Jermyn schien nichts von alldem zu spüren, er hatte es eilig. Einen Augenblick bohrten sich die schwarzen Augen in die braunen, aber Tidis hielt seinem Blick gelassen stand. Mit einem kleinen Lachen gab er sie frei, umarmte sie und küsste sie auf beide Wangen. Dann trat er zurück und Ninian folgte seinem Beispiel. Tränen brannten hinter ihren geschlossenen Lidern, sie drückte die Frau fest an sich.
»Ich danke dir, Tidis, ich werde immer in deiner Schuld stehen.«
»Nein, mein Kind, durch eure Gesellschaft habt ihr alles abgegolten und wir werden uns wiedersehen. Geht behütet.«
Sie gingen den Gartenweg hinunter, aus dem Tor hinaus, und Tidis sah ihnen von der Schwelle aus nach. Der Junge hatte den Kopf hoch erhoben, das rote Haar flammte herausfordernd im Sonnenschein, er begann zu pfeifen, kaum dass er die Umzäunung hinter sich gelassen hatte. Das Mädchen zuckte zusammen und sagte etwas zu ihm. Er verstummte und legte den Arm um sie und so verschwanden sie im Schatten der Bäume.
Tidis stand lange da und kämpfte gegen die aufsteigende Bitterkeit. Als sie schließlich ins Haus zurückkehrte, war ihre Haut runzlig und ihr Haar grau. Sie griff nach der Kiepe und füllte sie mit den Arzneien, die sie aus den Wurzeln und Quarzbrocken zubereitet hatte. An einem anderen Ort in einer anderen Zeit wartete man auf ihre Hilfe und es gab nichts besseres als Arbeit, um quälende Erinnerungen an Vergangenes und Zukünftiges zu verscheuchen.
Wie sie vorausgesagt hatte, erreichten Jermyn und Ninian nach einem harten Marsch am Ende des Tages das Dorf Neri. Einmal hatten sie Schwindel und Übelkeit ergriffen und sie hatten gewusst, dass sie Tidis Reich verlassen hatten. Als sie sich wieder besser fühlten, hatte Ninian festgestellt, dass sie dort waren, wo sie Tidis getroffen hatte. Sie fanden den Fluss und der Rest des Weges machte ihnen keine Mühe.

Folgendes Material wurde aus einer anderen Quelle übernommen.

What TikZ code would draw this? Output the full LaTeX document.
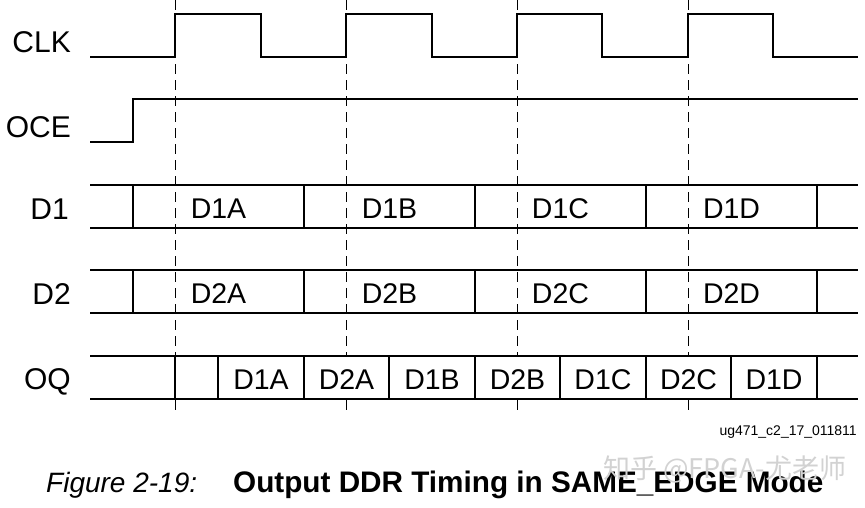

Als sie die Taverna Lathica betraten, herrschte tiefe Nacht. Eine schläfrige Magd führte sie in eine schäbige Kammer.
»Glaubst du, der Wirt hat unser Gepäck aufbewahrt?«, fragte Ninian gähnend, als sie zwischen die groben Laken krochen.
»Weiß nicht. Es war nichts dabei, was wir nicht entbehren können.«
Am nächsten Tag weckte er sie so früh, dass in der Schankstube gerade erst die Blenden vor den Fenstern geöffnet wurden und die Mägde ihnen ärgerliche Blick zuwarfen.